United States

New Virginia Congresswoman Displays Transgender Flag Outside Her Office on First Day

"The trans flag proudly on display in the Halls of Congress is a sign to our community that we will not be erased"

One of Virginia's new congresswomen is drawing attention for putting a transgender pride flag on display outside her House office on her first day in Congress.

On Thursday, Narissa Rahaman of the Human Rights Campaign shared an image of a trans flag on display next to the Virginia flag outside Rep. Jennifer Wexton's new office on the Hill.

"...[T]his moment truly brought me to tears and it deserves to stand on its own," Rahaman wrote on Facebook.

Wexton said she displayed the flag as both a political statement and a personal statement. 

"This is personal for me," Wexton said in a statement. "We're talking about my family and friends.
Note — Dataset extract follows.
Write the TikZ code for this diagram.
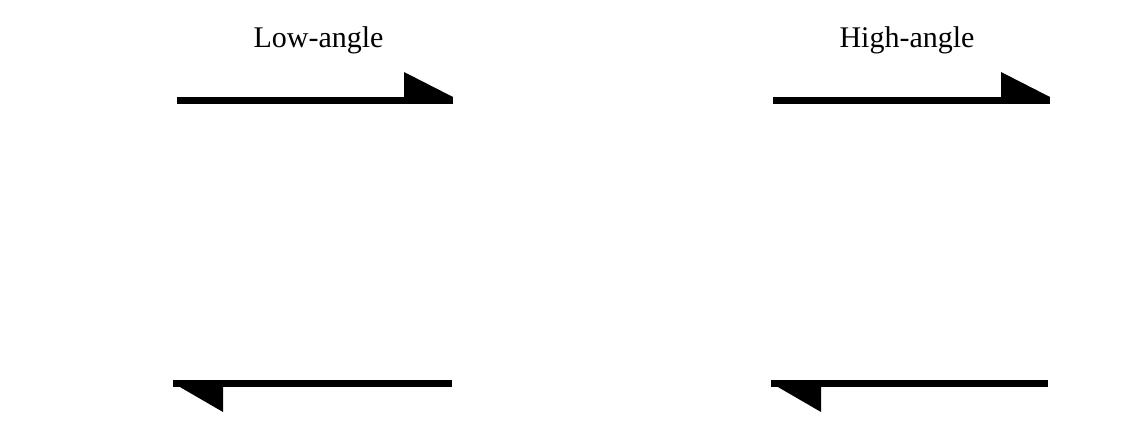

I want everyone in the trans community to know that they are welcome and loved even in the face of this administration and its attacks on who they are."

The representative is the aunt of a transgender child, according to a spokeswoman from her office.

The trans flag, along with the U.S. and Virginia flags, will be up outside Wexton's office indefinitely, her spokeswoman said.

A new Congress faces a two-week-old problem — the partial government shutdown. Three newly elected local members of the House took office Thursday. Scott MacFarlane reports they faced pressing business on their first night on the job.

While the LGBT rainbow flag is widely known, people might not be as familiar with the trans flag. It features five horizontal stripes: white in the middle, with pink stripes above and below, and light blue stripes bordering those.

Wexton said she didn't think displaying the flag would be a big deal, but said she's received a huge outpouring of support from the LGBT community.

"We've been receiving messages from across the country, and they've been telling me how much it means to them to see that in the halls of Congress," she said.

Rahaman, a regional field organizer for the Human Rights Campaign, told NBC Washington in an email that she was glad Wexton was drawing attention for being inclusive. 

A statement from the Human Rights Campaign read in part: "This is the most diverse congress in our nation's history, one elected by millions of Equality Voters and led by a Speaker who has spent her career fighting for the rights of LGBTQ people. The trans flag proudly on display in the Halls of Congress is a sign to our community that we will not be erased."

Wexton, a Democrat, unseated longtime Rep. Barbara Comstock, a Republican, in a heated race in Northern Virginia's 10th congressional district last fall.